On Monday, local ultrarunner Adam Kimble will take off on a cross-country trek that he hopes will put his name in the books: specifically, the Guinness Book of World Records.
Kimble, 29, leaves Huntington Beach, California on Monday and aims to reach New York City in less than 46 days. In so doing, he would break the current world record for the fastest run across the United States, set by Frank Giannino Jr. on Oct. 17, 1980.
“[I’ve done] nothing like this,” Kimble says. “The longest race I did was a 155-mile stage race, and several ultras from 50K to 100 milers, but nothing quite on this scale.”
While Kimble’s aim to run 3,030 miles is impressive, the distance pales in comparison to his original idea.
“Last year, I was traveling with my wife in South America driving down the Pan-American Highway, and I made a comment about running the entire Pan-American Highway,” Kimble says. The Pan-American Highway, which spans from Prudhoe Bay, Alaska to several cities in southern Chile, stretches across about 19,000 miles and 17 different countries.
“With the logistics and all the international borders, I realized I should wait on something like that,” Kimble says. “I shelved the idea, and a month later was talking to a friend who was telling me about his experience biking across America. I morphed the two thoughts, his experience and my idea, and came to the conclusion that we should attempt to run across America.”
Kimble will head out with five crew members, including his wife Karen and four other friends, and expects to spend about 14 to 15 hours per day running. Due to the time of year, Kimble chose to run across the southern portion of the country, and will pass through California, Arizona, New Mexico, Texas, Louisiana, Mississippi, Alabama, Georgia, Tennessee, Virginia, West Virginia, Maryland, Pennsylvania, New Jersey and New York on his run.
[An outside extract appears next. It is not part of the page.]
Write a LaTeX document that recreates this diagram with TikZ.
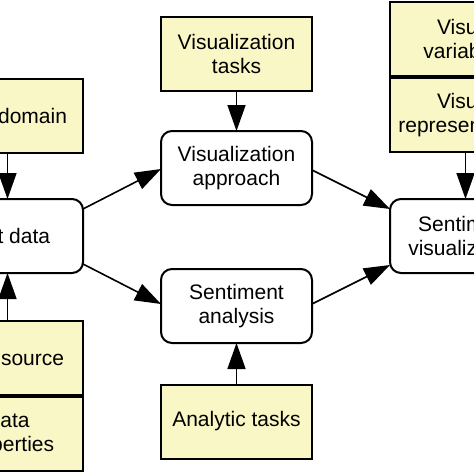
\documentclass[tikz,border=0pt]{standalone}
\usepackage{fontspec}
\setmainfont{Liberation Sans}
\usetikzlibrary{arrows.meta}
\definecolor{paleyellow}{RGB}{250,247,198}
\tikzset{
  basebox/.style={draw=black, line width=2pt, minimum width=151pt, minimum height=74pt,
    inner sep=2pt, outer sep=0pt, align=center, font=\fontsize{21}{24}\selectfont},
  inbox/.style={basebox, fill=paleyellow},
  procbox/.style={basebox, fill=white, rounded corners=11pt},
  conn/.style={line width=1.6pt, -{Triangle[length=26pt,width=18pt]}}
}
\begin{document}
\begin{tikzpicture}[x=1pt,y=-1pt]
\useasboundingbox (0,0) rectangle (474,474);
\fill[white] (0,0) rectangle (474,474);
\begin{scope}
\clip (0,0) rectangle (474,474);
% left column
\node[inbox] (domain) at (7.5,115.5) {Data domain};
\node[procbox] (textdata) at (7.5,236) {Text data};
\node[inbox] (source) at (7.5,358) {Data source};
\node[inbox] (props) at (7.5,434) {Data\\properties};
% middle column
\node[inbox] (vistasks) at (236.5,54) {Visualization\\tasks};
\node[procbox] (visappr) at (236.5,168) {Visualization\\approach};
\node[procbox] (sentan) at (236.5,306) {Sentiment\\analysis};
\node[inbox] (antasks) at (236.5,421.5) {Analytic tasks};
% right column
\node[inbox] (visvars) at (465.5,39) {Visual\\variables};
\node[inbox] (visrep) at (465.5,115) {Visual\\representation};
\node[procbox] (sentvis) at (465.5,236) {Sentiment\\visualization};
% connectors
\draw[conn] (domain.south) -- (textdata.north);
\draw[conn] (source.north) -- (textdata.south);
\draw[conn] (vistasks.south) -- (visappr.north);
\draw[conn] (antasks.north) -- (sentan.south);
\draw[conn] (visrep.south) -- (sentvis.north);
\draw[conn] ([yshift=27pt]textdata.east) -- ([yshift=-1pt]visappr.west);
\draw[conn] ([yshift=-28pt]textdata.east) -- ([yshift=2pt]sentan.west);
\draw[conn] ([yshift=-2pt]visappr.east) -- ([yshift=27pt]sentvis.west);
\draw[conn] ([yshift=2pt]sentan.east) -- ([yshift=-29pt]sentvis.west);
\end{scope}
\end{tikzpicture}
\end{document}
“I’m not in race mode,” Kimble says. “This is more of a conservation of energy and running at a pace which I can allow myself to [maintain] and extrapolate that over 40-plus days and not burn out. If I was going out like running a marathon every day, it wouldn’t take long before my body gives in.”
Recovery will certainly play an important role in allowing Kimble to accomplish his goal, and he expects to keep his legs fresh through a combination of massage techniques he and his crew have learned along with NormaTec pulse boots and massage rollers to help stimulate blood flow.
Kimble also plans to use the run to fundraise for impossible2Possible, which works to inspire young people to aim to reach goals beyond what they believed they could accomplish.
“We love their mission,” Kimble says. “They exist to empower and educate youth and help them to understand that they can reach outside of their perceived limits and achieve some really cool things—instilling in younger people the idea that you can go for it and make awesome things happen.”
Fleet Feet Sports Chicago has helped sponsor Kimble on his run, providing him with 10 pairs of shoes, running singlets, long sleeve shirts and runCHI apparel.
“I couldn’t be more grateful to be supported by such an awesome organization, a local store showing support for a Chicago runner like myself,” Kimble says. “It’s really cool to continue partnering with them and doing awesome things as we make our way across the country.”